I almost gave up before we made $50,000 in one month

Nine years ago, me and some friends decided to launch an ecommerce company. We called it Bourbon & Boots, we sold (mostly) handmade products from the southeastern part of the US. Think handmade pocket knives and hand-stamped jewelry.


Handmade Knife
Y'all Necklace




When we launched, we built a very simple process: 

Facebook ad to acquire email address-> 

Put one great product on the site everyday -> 

Send email everyday with the newest product release ->


We designed our process this way out of necessity. There were only 5 of us working on this in our spare time. We all had full time consulting gigs that paid our bills. We wanted to make sure that we had a process we could handle in 10 hours a week.


None of us realized it at the time, but by creating such a simple process we had set ourselves up for success. 


When we sent our first email we had around 500 email addresses and had 3 purchases that day. The second day we sent our email we had 502 email addresses and had 1 purchase. The third day we sent our email we had 501 email addresses and had 1 purchase. The 45th day we sent out our email we had 3,349 email addresses and had 11 purchases. The 78th day we sent out our email we had 5,602 email addresses and had 9 purchases.

We followed the process. We were making headway and we were marginally profitable. But we were getting slightly burned out. Not the rocket ship story we had told ourselves.

The process for sourcing products and getting them photographed and listed on the site was tedious. Getting vendors on the phone was hard, getting them to send us product samples was hard, getting them to agree to our terms was even harder.

I was tired and getting distracted by other shiny things and so were my partners. All of our consulting work was suffering. We began to lose faith and began to talk about how and when to wind the project down. We all felt like this was a project that was fun and we learned a lot but time to cut bait. (We also had bad margins, but that's a story for another day)

Our expectations were really high. We thought this project would spin off enough money for us all to get enough to be meaningful and some point be able to transition us into full time on it. We thought it would happen faster. We were quitters- we wanted the easy way.


Then IT happened. 


On a Monday morning we sent out the usual email to our roughly 5,500-6,000 email list, and then we had a flurry of sales- 10 in the first 30 minutes- that was good. Then it kept happening, another flurry of 10 sales, then 20, then 50. That was on the first day. We thought it wouldn't last, then we sold 45 the next day. By the end of the week we had sales of $10,000 and then $50,000 at the end of the month. 

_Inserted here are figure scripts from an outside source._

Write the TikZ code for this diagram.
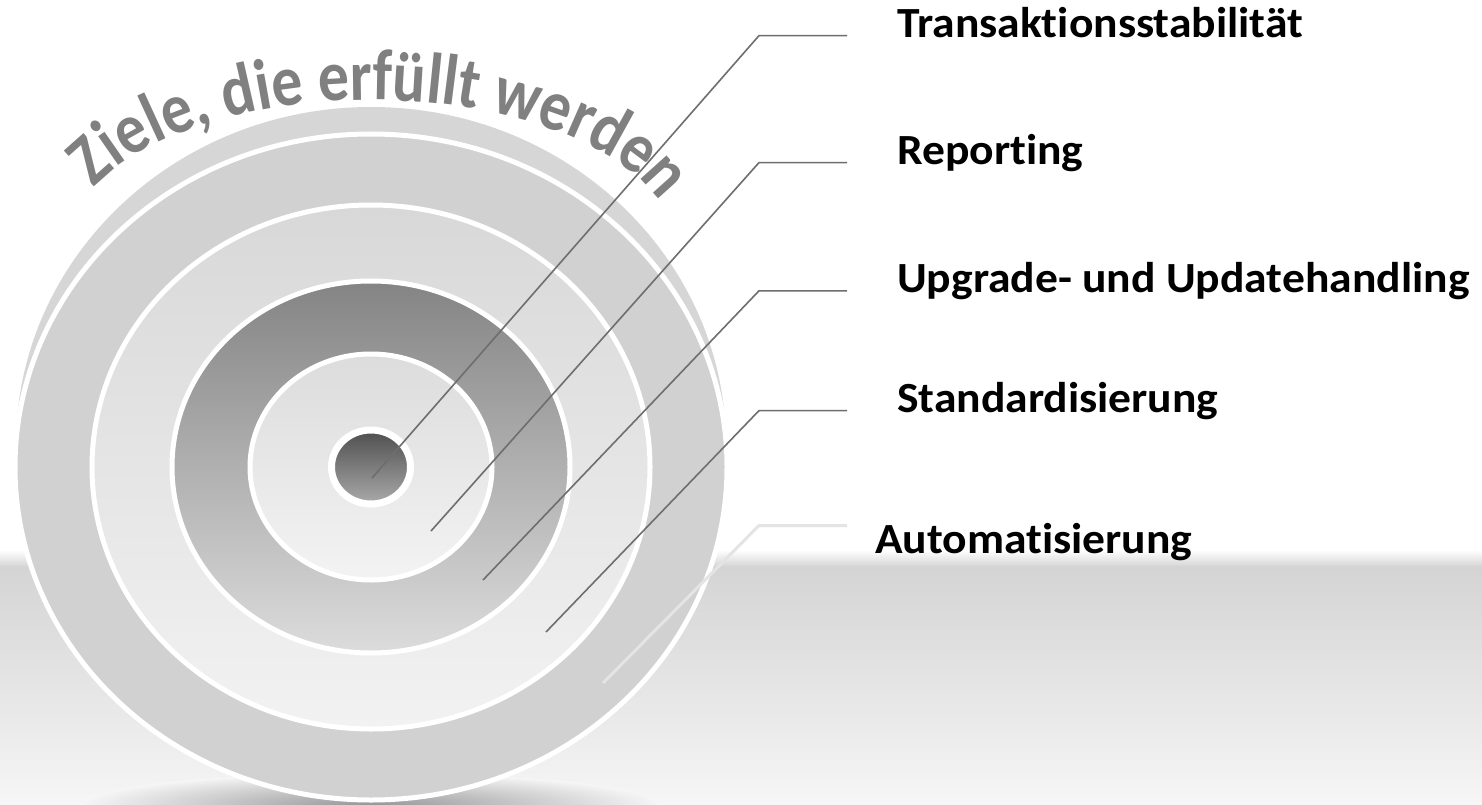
\documentclass[tikz,border=0pt]{standalone}
\usepackage{fontspec}
\setmainfont{Carlito}[Ligatures=NoCommon]
\newfontfamily\goalfont{Carlito}[Ligatures=NoCommon, FakeStretch=1.06]
\newfontfamily\headfont{Carlito}[Ligatures=NoCommon, FakeStretch=0.86]
\definecolor{ringA}{RGB}{209, 209, 209}
\definecolor{backring}{RGB}{214, 214, 214}
\definecolor{ringBtop}{RGB}{216, 216, 216}
\definecolor{ringBbot}{RGB}{242, 242, 242}
\definecolor{ringCtop}{RGB}{132, 132, 132}
\definecolor{ringCbot}{RGB}{220, 220, 220}
\definecolor{ringDtop}{RGB}{220, 220, 220}
\definecolor{ringDbot}{RGB}{243, 243, 243}
\definecolor{coretop}{RGB}{78, 78, 78}
\definecolor{coremid}{RGB}{152, 152, 152}
\definecolor{corebot}{RGB}{170, 170, 170}
\definecolor{floortop}{RGB}{212, 212, 212}
\definecolor{floorbot}{RGB}{246, 246, 246}
\definecolor{shadowgray}{RGB}{150, 150, 150}
\definecolor{headgray}{RGB}{128, 128, 128}
\definecolor{leadgray}{RGB}{110, 110, 110}
\definecolor{leadlight}{RGB}{228, 228, 228}
\usetikzlibrary{positioning, decorations.text}
\tikzset{
    ring/.style={draw=white, line width=5pt},
    goal/.style={anchor=base west, inner sep=0pt, font=\goalfont\bfseries\fontsize{43}{48}\selectfont},
    leader/.style={draw=leadgray, line width=1.6pt},
    faintleader/.style={draw=leadlight, line width=3pt}
}

\begin{document}
\begin{tikzpicture}[x=1pt, y=1pt]
    % Canvas and floor
    \fill[white] (0,0) rectangle (1482,-805);
    \useasboundingbox (0,0) rectangle (1482,-805);
    \shade[top color=white, bottom color=floortop] (0,-550) rectangle (1482,-567);
    \shade[top color=floortop, bottom color=floorbot] (0,-566) rectangle (1482,-805);
    \shade[inner color=shadowgray, outer color=floorbot] (371,-805) ellipse [x radius=290pt, y radius=32pt];

    % Target rings
    \coordinate (c) at (371,-467);
    \fill[backring] (371,-445) ellipse [x radius=355pt, y radius=338pt];
    \draw[ring, fill=ringA] (c) ellipse [x radius=356pt, y radius=333pt];
    \draw[ring, top color=ringBtop, bottom color=ringBbot] (c) ellipse [x radius=279pt, y radius=262pt];
    \draw[ring, top color=ringCtop, bottom color=ringCbot] (c) ellipse [x radius=199pt, y radius=186pt];
    \draw[ring, top color=ringDtop, bottom color=ringDbot] (c) ellipse [x radius=121pt, y radius=113pt];
    \draw[ring, line width=7pt, top color=coretop, middle color=coremid, bottom color=corebot] (c) ellipse [x radius=39.5pt, y radius=37pt];

    % Heading on the arch
    \coordinate (arch) at (371,-250);
    \path[decorate, decoration={text along path, text align=center,
        text={|\color{headgray}\headfont\bfseries\fontsize{72}{72}\selectfont|Ziele, die erfüllt werden}}]
        (arch) ++(168:305pt and 150pt) arc [start angle=168, end angle=5, x radius=305pt, y radius=150pt];

    % Goals
    \node[goal] (stab) at (897,-37.6) {Transaktionsstabilität};
    \node[goal] (rep) at (897,-164.6) {Reporting};
    \node[goal] (upg) at (897,-292.8) {Upgrade- und Updatehandling};
    \node[goal] (std) at (897,-412.6) {Standardisierung};
    \node[goal] (auto) at (875,-553) {Automatisierung};

    % Leader ends inside the target
    \coordinate (pstab) at (372,-478);
    \coordinate (prep) at (431,-531);
    \coordinate (pupg) at (483,-580);
    \coordinate (pstd) at (546,-632);
    \coordinate (pauto) at (603,-683);

    % Leaders
    \draw[leader] ([shift={(-50pt,2pt)}]stab.base west) -- ++(-88,0) -- (pstab);
    \draw[leader] ([shift={(-50pt,2pt)}]rep.base west) -- ++(-88,0) -- (prep);
    \draw[leader] ([shift={(-50pt,2pt)}]upg.base west) -- ++(-88,0) -- (pupg);
    \draw[leader] ([shift={(-50pt,2pt)}]std.base west) -- ++(-88,0) -- (pstd);
    \draw[faintleader] ([shift={(-28pt,27.5pt)}]auto.base west) -- ++(-88,0) -- (pauto);
\end{tikzpicture}
\end{document}
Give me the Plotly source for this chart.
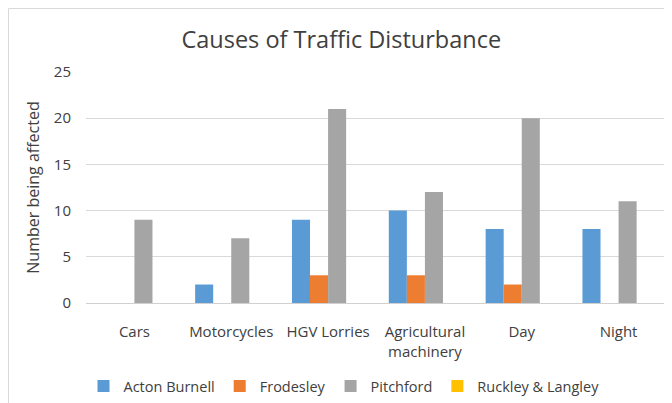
import plotly.graph_objects as go

categories = ["Cars", "Motorcycles", "HGV Lorries", "Agricultural<br>machinery", "Day", "Night"]
acton_burnell = [0, 2, 9, 10, 8, 8]
frodesley = [0, 0, 3, 3, 2, 0]
pitchford = [9, 7, 21, 12, 20, 11]
ruckley_langley = [0, 0, 0, 0, 0, 0]

series = [
    ("Acton Burnell", acton_burnell, "#5B9BD5"),
    ("Frodesley", frodesley, "#ED7D31"),
    ("Pitchford", pitchford, "#A5A5A5"),
    ("Ruckley & Langley", ruckley_langley, "#FFC000"),
]

FONT = "'Open Sans', sans-serif"

fig = go.Figure()
for name, values, color in series:
    fig.add_trace(go.Bar(x=categories, y=values, name=name, marker=dict(color=color, line=dict(width=0))))

# the page body adds an 8px offset, so the layout is laid out 8px up and left
fig.update_layout(
    width=672,
    height=403,
    margin=dict(l=78, r=13, t=64, b=108),
    paper_bgcolor="white",
    plot_bgcolor="white",
    barmode="group",
    bargap=0.254,
    bargroupgap=0,
    font=dict(family=FONT, color="#404040", size=15),
    title=dict(
        text="Causes of Traffic Disturbance",
        x=0.496, xref="container", xanchor="center",
        y=0.921, yref="container", yanchor="middle",
        font=dict(size=23.5, color="#404040"),
    ),
    legend=dict(
        orientation="h",
        xref="container", yref="container",
        x=0.5, xanchor="center",
        y=0.062, yanchor="middle",
        font=dict(size=14.5, color="#404040"),
        itemwidth=30,
        traceorder="normal",
    ),
    xaxis=dict(showgrid=False, showline=False, ticks="", tickfont=dict(size=15),
               ticklabelstandoff=18, automargin=False),
    yaxis=dict(
        range=[0, 25],
        dtick=5,
        gridcolor="#D9D9D9",
        gridwidth=1,
        zeroline=True,
        zerolinecolor="#D0D0D0",
        zerolinewidth=1,
        tickfont=dict(size=15),
        ticklabelstandoff=14,
        automargin=False,
        title=dict(text="Number being affected", font=dict(size=16), standoff=10),
    ),
    shapes=[
        dict(
            type="rect", xref="paper", yref="paper",
            x0=-0.1334, x1=1.1, y0=-0.6, y1=1.2749,
            line=dict(color="#D9D9D9", width=1),
            fillcolor="rgba(0,0,0,0)",
            layer="below",
        )
    ],
)

fig.write_html("out.html")
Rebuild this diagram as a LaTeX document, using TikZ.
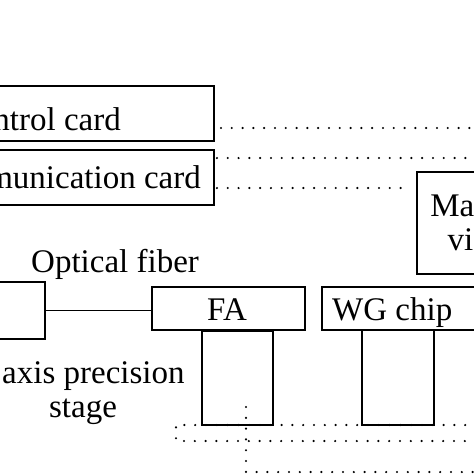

The feeling of this success was incredible. At the time it seemed like magic, and all the memories  of hard work just melted away.

By the end of that year we had built a PROFITABLE business that did $489,000 in sales.

The process worked, we just wanted a shortcut. What we didn't realize was that our process WAS the shortcut we needed. 



Finding a group of people who were aligned with our message and then building trust with them over time by giving them high quality content on a consistent basis we had built the best process to create a high value ecommerce store.


It took me another four years (and countless amounts of money) to learn this lesson.